_EXERCISE DIRECTIONS_: Pictures stay out. Extract the lines below from the first one through the line with "0 else (s +", both included.

* begin *

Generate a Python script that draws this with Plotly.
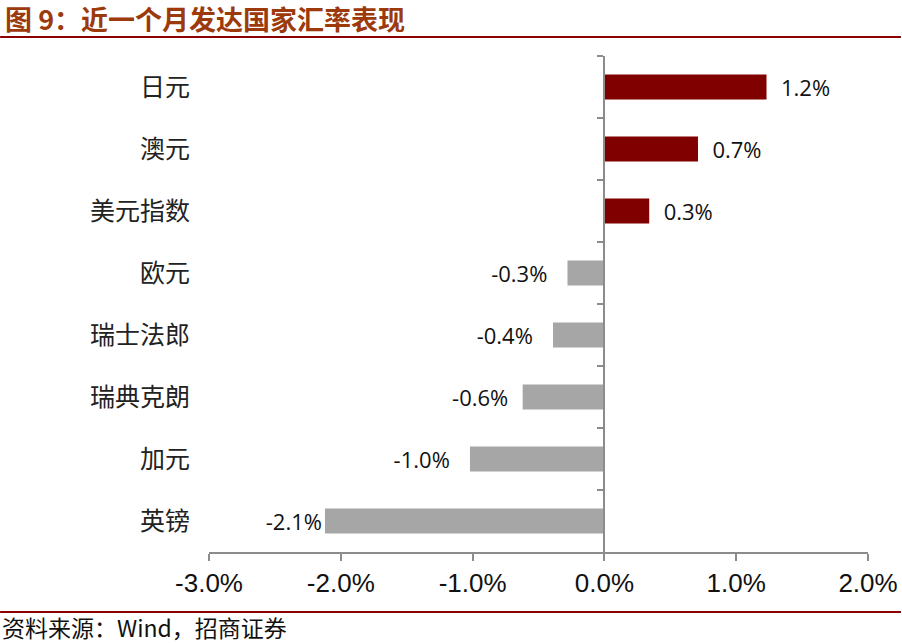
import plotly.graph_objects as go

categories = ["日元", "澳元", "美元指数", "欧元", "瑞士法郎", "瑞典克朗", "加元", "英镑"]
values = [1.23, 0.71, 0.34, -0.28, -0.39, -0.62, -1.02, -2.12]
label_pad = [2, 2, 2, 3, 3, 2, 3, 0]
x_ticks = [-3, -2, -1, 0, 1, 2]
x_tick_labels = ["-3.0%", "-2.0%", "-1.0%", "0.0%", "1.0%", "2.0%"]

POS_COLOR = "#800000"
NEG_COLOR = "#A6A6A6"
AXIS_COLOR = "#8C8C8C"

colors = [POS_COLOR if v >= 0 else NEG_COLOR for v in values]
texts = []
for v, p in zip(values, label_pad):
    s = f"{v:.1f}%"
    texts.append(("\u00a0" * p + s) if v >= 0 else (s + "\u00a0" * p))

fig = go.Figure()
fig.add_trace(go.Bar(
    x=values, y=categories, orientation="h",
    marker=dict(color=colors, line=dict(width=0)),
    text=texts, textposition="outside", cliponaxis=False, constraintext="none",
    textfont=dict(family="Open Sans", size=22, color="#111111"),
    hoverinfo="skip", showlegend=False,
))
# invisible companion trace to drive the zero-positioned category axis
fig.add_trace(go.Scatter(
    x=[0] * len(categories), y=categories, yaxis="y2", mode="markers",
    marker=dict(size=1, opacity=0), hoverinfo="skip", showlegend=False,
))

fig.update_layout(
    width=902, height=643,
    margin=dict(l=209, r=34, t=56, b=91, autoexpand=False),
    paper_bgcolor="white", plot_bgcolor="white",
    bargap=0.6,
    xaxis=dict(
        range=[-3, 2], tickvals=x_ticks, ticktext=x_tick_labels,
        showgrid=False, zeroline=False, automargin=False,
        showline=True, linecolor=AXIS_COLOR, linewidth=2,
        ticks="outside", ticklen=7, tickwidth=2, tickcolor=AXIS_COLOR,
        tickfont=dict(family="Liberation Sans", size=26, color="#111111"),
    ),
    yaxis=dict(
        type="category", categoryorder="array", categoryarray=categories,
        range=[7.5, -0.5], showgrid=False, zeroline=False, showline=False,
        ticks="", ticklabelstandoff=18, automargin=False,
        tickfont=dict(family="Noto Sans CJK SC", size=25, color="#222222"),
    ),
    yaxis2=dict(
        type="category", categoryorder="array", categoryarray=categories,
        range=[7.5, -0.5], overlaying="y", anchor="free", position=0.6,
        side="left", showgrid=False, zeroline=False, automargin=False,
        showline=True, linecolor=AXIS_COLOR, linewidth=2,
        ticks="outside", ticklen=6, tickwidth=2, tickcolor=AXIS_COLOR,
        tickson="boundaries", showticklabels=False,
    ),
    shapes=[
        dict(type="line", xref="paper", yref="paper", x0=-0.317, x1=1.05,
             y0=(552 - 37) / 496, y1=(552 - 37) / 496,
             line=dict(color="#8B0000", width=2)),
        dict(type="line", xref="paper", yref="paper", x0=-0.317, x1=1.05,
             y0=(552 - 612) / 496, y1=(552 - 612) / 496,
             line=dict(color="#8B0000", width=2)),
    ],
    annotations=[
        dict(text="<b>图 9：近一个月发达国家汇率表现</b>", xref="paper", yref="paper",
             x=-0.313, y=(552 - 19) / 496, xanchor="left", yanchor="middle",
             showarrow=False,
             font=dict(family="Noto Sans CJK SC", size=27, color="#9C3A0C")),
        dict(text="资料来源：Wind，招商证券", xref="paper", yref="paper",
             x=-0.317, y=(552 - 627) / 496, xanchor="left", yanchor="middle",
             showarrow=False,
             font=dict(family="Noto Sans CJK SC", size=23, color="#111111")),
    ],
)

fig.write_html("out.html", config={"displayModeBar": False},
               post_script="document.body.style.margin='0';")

* end *

_SOLUTION FOR THIS EXERCISE_:
Generate a Python script that draws this with Plotly.
import plotly.graph_objects as go

categories = ["日元", "澳元", "美元指数", "欧元", "瑞士法郎", "瑞典克朗", "加元", "英镑"]
values = [1.23, 0.71, 0.34, -0.28, -0.39, -0.62, -1.02, -2.12]
label_pad = [2, 2, 2, 3, 3, 2, 3, 0]
x_ticks = [-3, -2, -1, 0, 1, 2]
x_tick_labels = ["-3.0%", "-2.0%", "-1.0%", "0.0%", "1.0%", "2.0%"]

POS_COLOR = "#800000"
NEG_COLOR = "#A6A6A6"
AXIS_COLOR = "#8C8C8C"

colors = [POS_COLOR if v >= 0 else NEG_COLOR for v in values]
texts = []
for v, p in zip(values, label_pad):
    s = f"{v:.1f}%"
    texts.append(("\u00a0" * p + s) if v >= 0 else (s + "\u00a0" * p))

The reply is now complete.